● **Raw data**:

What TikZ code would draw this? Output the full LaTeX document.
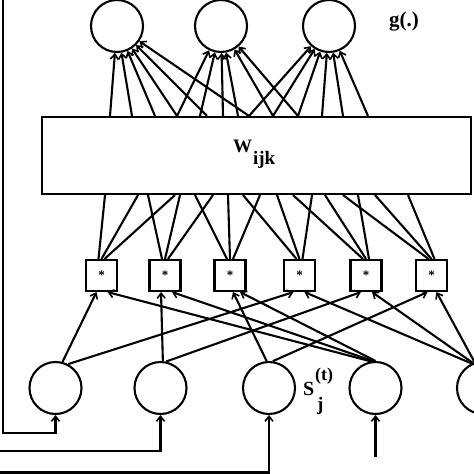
* * *
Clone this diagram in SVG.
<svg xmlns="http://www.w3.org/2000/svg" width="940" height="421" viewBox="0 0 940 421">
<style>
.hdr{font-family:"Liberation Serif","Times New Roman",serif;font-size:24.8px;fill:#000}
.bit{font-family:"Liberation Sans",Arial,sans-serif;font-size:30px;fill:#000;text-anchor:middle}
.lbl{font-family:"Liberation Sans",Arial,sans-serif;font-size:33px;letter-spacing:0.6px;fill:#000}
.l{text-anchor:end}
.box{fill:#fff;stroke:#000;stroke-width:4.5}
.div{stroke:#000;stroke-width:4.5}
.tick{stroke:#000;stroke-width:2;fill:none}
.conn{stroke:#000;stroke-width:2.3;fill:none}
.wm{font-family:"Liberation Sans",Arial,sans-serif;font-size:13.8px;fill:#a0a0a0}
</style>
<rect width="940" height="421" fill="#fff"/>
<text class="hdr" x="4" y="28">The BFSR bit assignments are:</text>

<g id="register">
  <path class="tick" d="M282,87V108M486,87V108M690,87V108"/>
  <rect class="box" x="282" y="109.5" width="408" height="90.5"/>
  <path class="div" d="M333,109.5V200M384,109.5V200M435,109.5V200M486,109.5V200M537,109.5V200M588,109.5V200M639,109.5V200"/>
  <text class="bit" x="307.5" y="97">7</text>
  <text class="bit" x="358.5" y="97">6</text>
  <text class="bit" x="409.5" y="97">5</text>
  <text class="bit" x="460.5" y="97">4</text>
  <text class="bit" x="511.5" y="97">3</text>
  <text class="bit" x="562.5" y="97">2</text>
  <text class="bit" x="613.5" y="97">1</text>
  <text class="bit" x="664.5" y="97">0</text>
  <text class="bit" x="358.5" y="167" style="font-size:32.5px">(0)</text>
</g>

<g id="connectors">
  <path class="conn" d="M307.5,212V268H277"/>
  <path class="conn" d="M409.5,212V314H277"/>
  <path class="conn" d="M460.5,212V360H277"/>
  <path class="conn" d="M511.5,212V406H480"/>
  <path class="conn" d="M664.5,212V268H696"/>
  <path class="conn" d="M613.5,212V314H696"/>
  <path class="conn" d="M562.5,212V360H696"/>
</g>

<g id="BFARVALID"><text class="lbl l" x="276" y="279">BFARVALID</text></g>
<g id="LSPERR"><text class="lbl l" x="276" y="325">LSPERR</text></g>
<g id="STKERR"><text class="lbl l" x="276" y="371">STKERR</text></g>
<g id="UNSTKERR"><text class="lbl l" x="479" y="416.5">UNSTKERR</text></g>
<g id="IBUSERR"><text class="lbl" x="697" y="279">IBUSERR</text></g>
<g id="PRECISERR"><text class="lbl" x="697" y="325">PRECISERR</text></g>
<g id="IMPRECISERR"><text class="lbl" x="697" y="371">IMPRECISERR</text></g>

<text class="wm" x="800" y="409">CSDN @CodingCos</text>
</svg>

● **What needs to be done**:
Output exactly the lines of the material above from the one containing "Clone this diagram in SVG." up to and including the one containing "bit assignments are:</text>".

● **Response**:
Clone this diagram in SVG.
<svg xmlns="http://www.w3.org/2000/svg" width="940" height="421" viewBox="0 0 940 421">
<style>
.hdr{font-family:"Liberation Serif","Times New Roman",serif;font-size:24.8px;fill:#000}
.bit{font-family:"Liberation Sans",Arial,sans-serif;font-size:30px;fill:#000;text-anchor:middle}
.lbl{font-family:"Liberation Sans",Arial,sans-serif;font-size:33px;letter-spacing:0.6px;fill:#000}
.l{text-anchor:end}
.box{fill:#fff;stroke:#000;stroke-width:4.5}
.div{stroke:#000;stroke-width:4.5}
.tick{stroke:#000;stroke-width:2;fill:none}
.conn{stroke:#000;stroke-width:2.3;fill:none}
.wm{font-family:"Liberation Sans",Arial,sans-serif;font-size:13.8px;fill:#a0a0a0}
</style>
<rect width="940" height="421" fill="#fff"/>
<text class="hdr" x="4" y="28">The BFSR bit assignments are:</text>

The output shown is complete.